Iwatani's next game, Pac-Man (Namco, 1980) abandoned ball-and-paddle gameplay for the relatively untapped genre of maze games (preceded by few examples like Gotcha (Atari, 1973) and The Amazing Maze Game (Midway, 1976)). Pac-Man is similar to car racing game Head On (Sega, 1979), which is about driving over and clearing the screen of "lane markers" (dots) in a maze of roads before an opponent car can run into you.

Pac-Man, of course, replaces the act of driving with eating as the titular character devours his way through each maze. Bonus point edibles include fruits like cherries, strawberries, and oranges, their graphics reminding the player of "fruit machine" (a.k.a. slot machine) reel images. Pac-Man is pursued by four ghostly, large-eyed monsters that look like they evolved from Cutie Q's pink minimons. Pac-Man features a technical leap past Cutie Q's graphics capabilities: the multicolored monsters and bonus items feature two-bit-per-pixel (2BPP, 4 colors, including transparency) sprites. Iwatani designed his monsters to be "cute," with big expressive eyes that look ahead in the direction they are moving.

The game also included some of the first "cutscenes" seen in a digital game.

Pac-Man first intermission

Pac-Man includes three intermissions that play after mazes 2, 5, and 9. These are short and humorous "cartoons" that reward the player with short breaks between rounds. This is further evidence of bringing visuals from animation into digital games.

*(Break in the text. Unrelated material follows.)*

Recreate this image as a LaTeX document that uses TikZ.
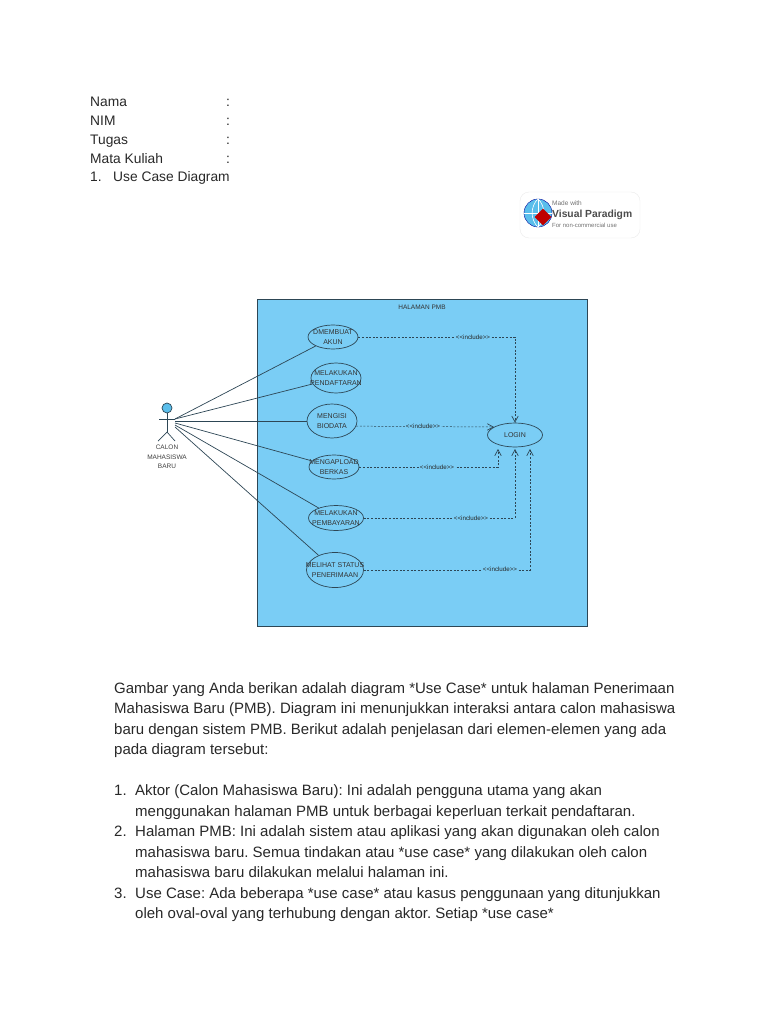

Pac-Man Visuo-Spatial Analysis: The game screen emulates an orthographic plan view of a maze (not unlike a hedge maze) seen from overhead. It could be argued that the maze is seen from the side, but the lack of gravity that pulls to the bottom of the screen (this is not a platformer) and similarity to overhead driving games like Head On support a view from above. The character images are shown in orthographic front and side elevation views, much like in Cutie Q. This creates an incongruity between characters and their environment, one that I wrote about before (see the Orthographic Projection section). The game has a sense of continuous 2-D game space limited to a single screen (fixed frame) with a cylindrical topology (characters may move directly from one edge of the maze to the other by using the side tunnels).